Bruce
February 4, 2016
This month our challenge on Tiny Challenges is to listen to music that takes you back in time and write about the memories.
The challenge goes back to an exchange that Jaimee and I had last year online. She wrote a music memory in January and I told her that I find music opens up wormholes in time that I slip through back to very vivid memories in the past and I pointed her to my blog post called "Wormholes".
This led to her spending last February exploring her own musical wormholes - I love when the internet works this way - we bounce ideas off each other and we end up someplace neither of us anticipated.
Today, I want to share the Wormholes post from my "Dear Elena" blog. I collected the first one hundred posts into a book you can get from the iBookstore.
You can follow along musically today with Bruce Springsteen's Born to Run. This was originally posted nearly ten years ago. Layers on layers.
Four words and piano line takes me back thirty years and thirty-two miles south and west.
It's summer, 'cause it's always summer when Springsteen is singing. Kid Leo's gravelly voice announcing that "it's a baker's dozen past two" as he talks over the harmonica anthem that starts off Thunder Road. The Kid knows the intro as well as we do, if not better. He sits miles away from us and yet he's with us. The digital clock in front of him counts off the time of the intro as he reaches through the speakers and pushes us out the door. At fourteen seconds in he says "here's the boss on MMS" and Bruce sings those four words.
"The screen door slams."
Time is fuzzy lately. I'm living somewhere between dog years, human years, and some sort of quantum time thing that I can't put my finger on. A song on the radio or a voice on the phone can transport me back as if no time has passed. I'm older than I ever thought I'd be. Not that I thought I'd die young - who does. Just that I never stopped to think of myself sitting here at almost a baker's dozen before sixty.
"Like a vision she dances across the porch as the radio plays."
The phone rings and it's Loren.

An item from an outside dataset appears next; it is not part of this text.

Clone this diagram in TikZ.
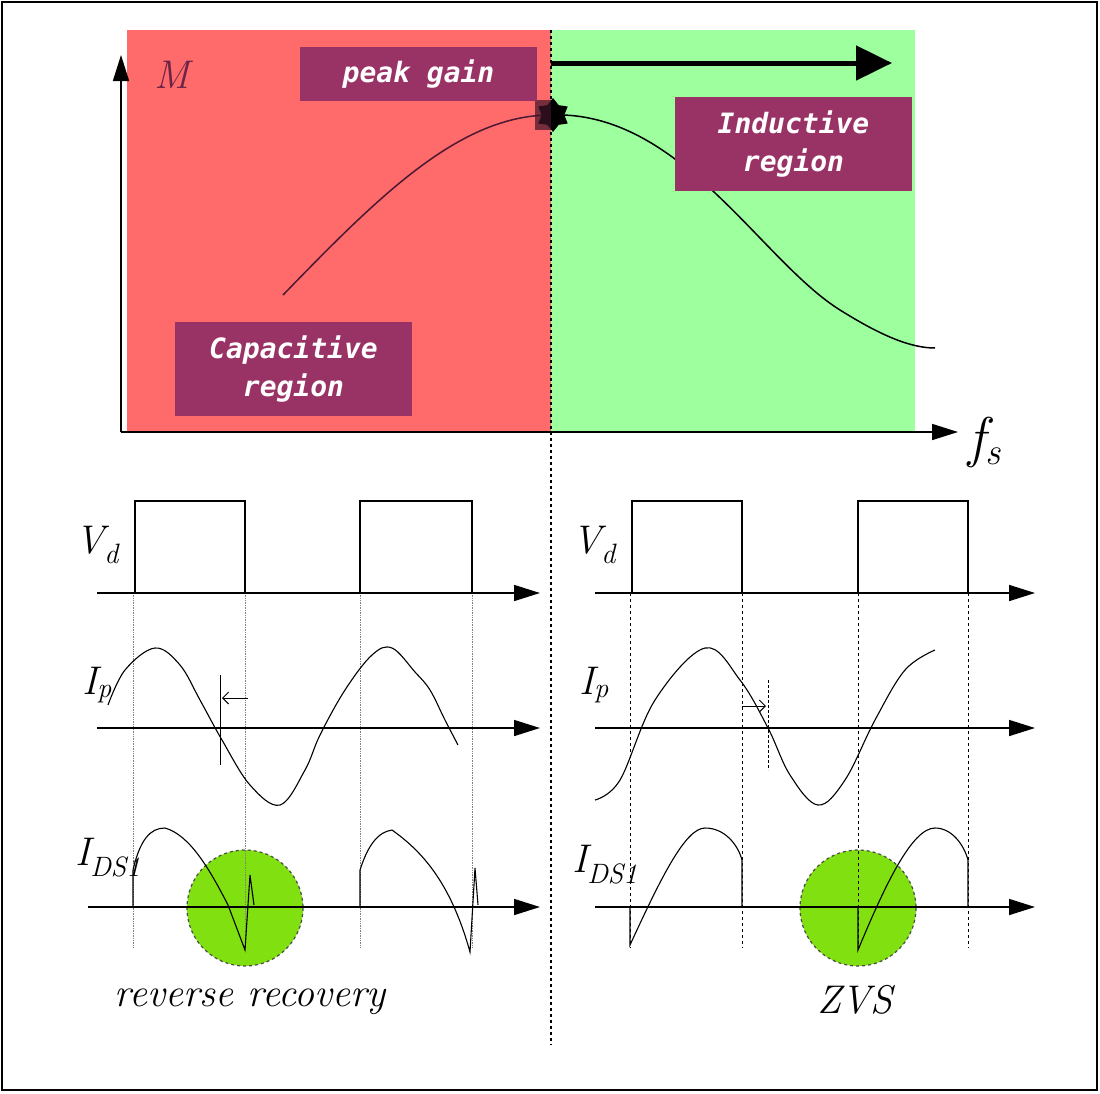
\documentclass[tikz,border=0pt]{standalone}
\usepackage{fontspec}
\newfontfamily\boxfont{DejaVu Sans Mono}
\usetikzlibrary{arrows.meta,shapes.geometric}
\definecolor{redbg}{HTML}{FF6A6A}
\definecolor{greenbg}{HTML}{9DFF9D}
\definecolor{purp}{HTML}{993366}
\definecolor{circ}{HTML}{80E010}
\tikzset{
 lbl/.style={fill=purp,text=white,font=\boxfont\bfseries\itshape\fontsize{28}{38}\selectfont,align=center,inner sep=0pt},
 ax/.style={line width=1.6pt,-{Triangle[length=26pt,width=16pt]}},
 wave/.style={line width=1.1pt},
 guide/.style={dashed,line width=0.7pt},
 sig/.style={font=\fontsize{40}{42}\selectfont\itshape}
}
\newcommand{\subsz}[1]{\textsubscript{\fontsize{28}{28}\selectfont #1}}
\begin{document}
\begin{tikzpicture}[x=1pt,y=-1pt]
\useasboundingbox (0,0) rectangle (1100,1093);
\fill[white] (0,0) rectangle (1100,1093);
\draw[line width=2pt] (2,2) rectangle (1097,1090);
\fill[redbg] (127,30) rectangle (551,432);
\fill[greenbg] (551,30) rectangle (915,432);
\draw[ax] (121,432) -- (121,55);
\draw[ax] (121,432) -- (958,432);
\node[font=\fontsize{40}{42}\selectfont\itshape,text=purp!70!black] (M) at (172,75) {M};
\node[font=\fontsize{56}{58}\selectfont\itshape] (fs) at (985,442) {f\textsubscript{\fontsize{38}{38}\selectfont s}};
\draw[line width=1.6pt,dashed] (551,30) -- (551,1045);
\draw[line width=1.5pt,purp!50!black] (283,295) .. controls (380,195) and (460,115) .. (551,115);
\draw[line width=1.5pt] (551,115) .. controls (680,110) and (760,260) .. (840,310) .. controls (880,335) and (910,348) .. (935,348);
\node[star,star points=6,fill=black,minimum size=34pt,inner sep=0pt] (pk) at (553,115) {};
\fill[purp!40!black,opacity=0.7] (535,100) rectangle (551,130);
\coordinate (a1) at (551,63);
\coordinate (a2) at (892,63);
\draw[line width=5pt,-{Triangle[length=36pt,width=34pt]}] (a1) -- (a2);
\node[lbl,minimum width=237pt,minimum height=54pt] (pg) at (418.5,74) {peak gain};
\node[lbl,minimum width=237pt,minimum height=94pt] (ind) at (793.5,144) {Inductive\\region};
\node[lbl,minimum width=237pt,minimum height=94pt] (cap) at (293.5,369) {Capacitive\\region};
% green circles
\draw[fill=circ,dashed,line width=1.2pt,draw=black!70] (245,908) circle (58);
\draw[fill=circ,dashed,line width=1.2pt,draw=black!70] (858,908) circle (58);
% guides
\foreach \x in {133,245,360,472}{\draw[densely dotted,line width=0.7pt,gray] (\x,593) -- (\x,948);}
\foreach \x in {630,742,858,968}{\draw[guide] (\x,593) -- (\x,948);}
% axes
\draw[ax] (97,593) -- (540,593);
\draw[ax] (97,728) -- (540,728);
\draw[ax] (88,907) -- (540,907);
\draw[ax] (595,593) -- (1035,593);
\draw[ax] (595,728) -- (1035,728);
\draw[ax] (595,907) -- (1035,907);
% labels
\node[sig] (vd1) at (97,545) {V\subsz{d}};
\node[sig] (ip1) at (97,685) {I\subsz{p}};
\node[sig] (id1) at (108,858) {I\subsz{DS1}};
\node[sig] (vd2) at (594,545) {V\subsz{d}};
\node[sig] (ip2) at (594,685) {I\subsz{p}};
\node[sig] (id2) at (605,865) {I\subsz{DS1}};
\node[font=\fontsize{40}{42}\selectfont\itshape] (rr) at (250,1002) {reverse recovery};
\node[font=\fontsize{40}{42}\selectfont\itshape] (zvs) at (855,1000) {ZVS};
% Vd
\draw[wave] (135,593) -- (135,501) -- (245,501) -- (245,593);
\draw[wave] (360,593) -- (360,501) -- (472,501) -- (472,593);
\draw[wave] (632,593) -- (632,501) -- (742,501) -- (742,593);
\draw[wave] (858,593) -- (858,501) -- (968,501) -- (968,593);
% Ip left
\draw[wave] plot[smooth,tension=0.6] coordinates {(108,705) (125,670) (155,648) (180,665) (200,700) (222,740) (250,785) (280,805) (305,770) (320,735) (345,690) (372,655) (392,648) (415,672) (430,690) (445,720) (458,745)};
\draw[line width=0.9pt] (220,675) -- (220,765);
\draw[line width=0.9pt,-{Straight Barb[length=6pt]}] (248,698) -- (222,698);
% Ip right
\draw[wave] plot[smooth,tension=0.6] coordinates {(595,800) (620,780) (655,700) (705,648) (740,680) (768,728) (790,775) (818,805) (845,780) (875,720) (905,670) (935,650)};
\draw[line width=0.9pt,densely dashed] (768,680) -- (768,770);
\draw[line width=0.9pt,-{Straight Barb[length=6pt]}] (742,706) -- (766,706);
% IDS1 left
\draw[wave] (133,907) -- (133,870) .. controls (140,840) and (150,828) .. (165,828) .. controls (190,835) and (210,870) .. (228,905) -- (245,950) -- (250,875) -- (254,905);
\draw[wave] (360,907) -- (360,870) .. controls (368,845) and (378,832) .. (392,830) .. controls (420,850) and (450,880) .. (470,952) -- (475,868) -- (478,905);
% IDS1 right
\draw[wave] (630,907) -- (630,945) .. controls (660,880) and (685,828) .. (705,828) .. controls (725,828) and (738,845) .. (742,860) -- (742,907);
\draw[wave] (858,907) -- (858,950) .. controls (885,885) and (912,828) .. (935,828) .. controls (952,828) and (964,845) .. (968,860) -- (968,907);
\end{tikzpicture}
\end{document}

I haven't heard his voice in twenty-five years and yet it is as if no time has passed. A deep connection from so many years ago, picked up in a matter of seconds right where we left off. We're different people than we were then and yet this friendship continued without us noticing.
"So you're scared and you're thinking that maybe we ain't that young anymore."

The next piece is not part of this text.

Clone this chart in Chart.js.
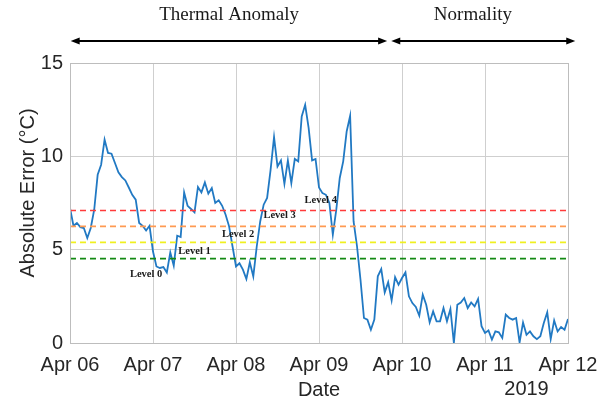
<!DOCTYPE html>
<html>
<head>
<meta charset="utf-8">
<script src="https://cdn.jsdelivr.net/npm/chart.js@4.4.1/dist/chart.umd.min.js"></script>
<style>
html,body{margin:0;padding:0;background:#fff;}
#wrap{width:613px;height:404px;position:relative;}
</style>
</head>
<body>
<div id="wrap"><canvas id="c" width="613" height="404"></canvas></div>
<script>
// Tick labels for the x axis (one per day, data sampled hourly)
const dateLabels = ['Apr 06', 'Apr 07', 'Apr 08', 'Apr 09', 'Apr 10', 'Apr 11', 'Apr 12'];
const yTicks = [0, 5, 10, 15];

// Hourly absolute error (°C), Apr 06 00:00 -> Apr 12 00:00
const errors = [
  7.23, 6.28, 6.43, 6.21, 6.16, 5.62, 6.16, 7.14, 9.01, 9.55, 10.89, 10.18,
  10.14, 9.64, 9.14, 8.89, 8.71, 8.33, 7.94, 7.68, 6.43, 6.28, 6.03, 6.28,
  4.90, 4.10, 4.02, 4.07, 3.78, 4.85, 4.14, 5.75, 5.68, 8.07, 7.35, 7.18,
  7.00, 8.36, 8.07, 8.60, 8.00, 8.30, 7.50, 7.64, 7.35, 6.87, 6.25, 5.17,
  4.10, 4.27, 3.93, 3.43, 4.32, 3.57, 5.17, 6.51, 7.41, 7.77, 9.28, 11.03,
  9.46, 9.78, 8.53, 9.78, 8.57, 9.86, 9.73, 12.14, 12.76, 11.52, 9.78, 9.86,
  8.33, 8.03, 7.94, 7.50, 5.80, 7.14, 8.84, 9.73, 11.33, 12.17, 6.51, 5.17,
  3.39, 1.34, 1.25, 0.71, 1.25, 3.57, 3.96, 2.71, 3.25, 2.28, 3.53, 3.12,
  3.48, 3.78, 2.50, 2.14, 1.93, 1.46, 2.59, 2.05, 1.10, 1.69, 1.16, 1.16,
  1.87, 1.16, 1.82, 0.00, 2.05, 2.17, 2.41, 1.87, 2.17, 1.96, 2.36, 0.90,
  0.54, 0.67, 0.18, 0.62, 0.57, 0.27, 1.52, 1.34, 1.25, 1.34, 0.03, 1.10,
  0.44, 0.62, 0.36, 0.21, 0.36, 1.07, 1.64, 0.21, 1.21, 0.62, 0.86, 0.71,
  1.29
];

// Alert thresholds
const levelNames = ['Level 1', 'Level 2', 'Level 3', 'Level 4'];
const levelValues = [4.52, 5.39, 6.25, 7.10];
const levelColors = ['#138a13', '#f0f020', '#ff9a52', '#ff3b3b'];

// Level text labels (x in hours, y in °C)
const levelLabelText = ['Level 0', 'Level 1', 'Level 2', 'Level 3', 'Level 4'];
const levelLabelX = [22, 36, 48.6, 60.6, 72.5];
const levelLabelY = [3.66, 4.89, 5.85, 6.82, 7.66];

// Period annotations (x in hours)
const periodNames = ['Thermal Anomaly', 'Normality'];
const periodStart = [0.2, 92.9];
const periodEnd = [91.7, 146.1];
const periodLabelX = [46, 116.5];

const HOURS_PER_DAY = 24;
const xMax = (dateLabels.length - 1) * HOURS_PER_DAY;

const datasets = [];
levelValues.forEach((v, i) => {
  datasets.push({
    label: levelNames[i],
    data: [{x: 0, y: v}, {x: xMax, y: v}],
    borderColor: levelColors[i],
    borderWidth: 1.6,
    borderDash: [6, 4],
    pointRadius: 0,
    fill: false
  });
});
datasets.push({
  label: 'Absolute error',
  data: errors.map((v, i) => ({x: i, y: v})),
  borderColor: '#2179c3',
  borderWidth: 1.8,
  pointRadius: 0,
  tension: 0,
  fill: false
});

const overlay = {
  id: 'overlay',
  afterDraw(chart) {
    const ctx = chart.ctx;
    const xs = chart.scales.x, ys = chart.scales.y;
    const a = chart.chartArea;
    ctx.save();
    // box
    ctx.strokeStyle = '#bdbdbd';
    ctx.lineWidth = 1;
    ctx.strokeRect(Math.round(a.left) + 0.5, Math.round(a.top) + 0.5,
                   Math.round(a.right - a.left), Math.round(a.bottom - a.top));
    // level labels
    ctx.fillStyle = '#1a1a1a';
    ctx.font = 'bold 10.5px "Liberation Serif"';
    ctx.textAlign = 'center';
    ctx.textBaseline = 'middle';
    levelLabelText.forEach((t, i) => {
      ctx.fillText(t, xs.getPixelForValue(levelLabelX[i]), ys.getPixelForValue(levelLabelY[i]));
    });
    // period arrows
    const ay = 41;
    ctx.lineWidth = 2;
    periodNames.forEach((name, i) => {
      const x1 = xs.getPixelForValue(periodStart[i]);
      const x2 = xs.getPixelForValue(periodEnd[i]);
      ctx.strokeStyle = '#000';
      ctx.fillStyle = '#000';
      ctx.beginPath();
      ctx.moveTo(x1 + 4, ay);
      ctx.lineTo(x2 - 4, ay);
      ctx.stroke();
      ctx.beginPath();
      ctx.moveTo(x1, ay); ctx.lineTo(x1 + 9, ay - 3.5); ctx.lineTo(x1 + 9, ay + 3.5); ctx.closePath(); ctx.fill();
      ctx.beginPath();
      ctx.moveTo(x2, ay); ctx.lineTo(x2 - 9, ay - 3.5); ctx.lineTo(x2 - 9, ay + 3.5); ctx.closePath(); ctx.fill();
      ctx.font = '19px "Liberation Serif"';
      ctx.fillStyle = '#1a1a1a';
      ctx.textAlign = 'center';
      ctx.textBaseline = 'middle';
      ctx.fillText(name, xs.getPixelForValue(periodLabelX[i]), 15);
    });
    // axis titles
    ctx.fillStyle = '#262626';
    ctx.font = '20px "Liberation Sans"';
    ctx.textAlign = 'center';
    ctx.textBaseline = 'middle';
    ctx.fillText('Date', (a.left + a.right) / 2, 390);
    ctx.fillText('2019', xs.getPixelForValue(5.5 * HOURS_PER_DAY), 389);
    ctx.translate(28, (a.top + a.bottom) / 2 - 10);
    ctx.rotate(-Math.PI / 2);
    ctx.fillText('Absolute Error (°C)', 0, 0);
    ctx.restore();
  }
};

new Chart(document.getElementById('c'), {
  type: 'line',
  data: {datasets},
  options: {
    responsive: false,
    animation: false,
    parsing: true,
    layout: {padding: {left: 0, right: 45, top: 63, bottom: 0}},
    plugins: {legend: {display: false}, tooltip: {enabled: false}},
    scales: {
      x: {
        type: 'linear',
        min: 0, max: xMax,
        afterFit(s) { s.height = 61; },
        afterBuildTicks(s) { s.ticks = dateLabels.map((_, i) => ({value: i * HOURS_PER_DAY})); },
        grid: {color: '#cfcfcf', lineWidth: 1, drawTicks: false},
        border: {display: false},
        ticks: {
          autoSkip: false, maxRotation: 0, padding: 10,
          color: '#262626', font: {family: 'Liberation Sans', size: 20},
          callback: (v) => dateLabels[Math.round(v / HOURS_PER_DAY)]
        }
      },
      y: {
        min: 0, max: 15,
        afterFit(s) { s.width = 70; },
        afterBuildTicks(s) { s.ticks = yTicks.map(v => ({value: v})); },
        grid: {color: '#cfcfcf', lineWidth: 1, drawTicks: false},
        border: {display: false},
        ticks: {padding: 7, color: '#262626', font: {family: 'Liberation Sans', size: 20}}
      }
    }
  },
  plugins: [overlay]
});
</script>
</body>
</html>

These songs are like wormholes that we can slip through to those other places and times we were listening to the same song. It's my parents' Buick Station wagon, metalic green, listening to Ted "the Bear" Richards on the Big Eight from Windsor Ontario. Farmer Jack Savings time.
It's Steve's Gold Duster with the eight-track tape player. Bump the button and we switch tracks. It's the driving guitar intro to Born to Run. From time to time a lyric jumps out and whacks us on the back of the head insisting that we sing along.
"The highway's jammed with broken heroes on a last chance power drive."
On the eight track or on Fridays on the radio. Cranked up loud. Back when a weekend meant something. Fridays afternoons just before six o'clock when Kid Leo would get the weekend going with Born to Run
"Everybody's out on the run tonight but there's no place left to hide."
Through two wormholes at once to seeing Bruce on stage separated by twenty some years. As Clarence plays a sax solo and Bruce stands by entranced - we follow his gaze. It's an inter-racial love affair that's all about the music.
The song comes to an end and I'm transported back to the present. Not jolted but like the slow braking and clicking at the end of a roller coaster ride. I'm back in my room. Back where the ride began. The safety bar releases and I feel my legs back under me as I stand. A glance at the clock and it is indeed a baker's dozen past the hour. I've got time to take one more spin around the track. I hit play again and close my eyes.
"Princess cards she sends me with her regards,"
Bruce sings of one love. I think of another.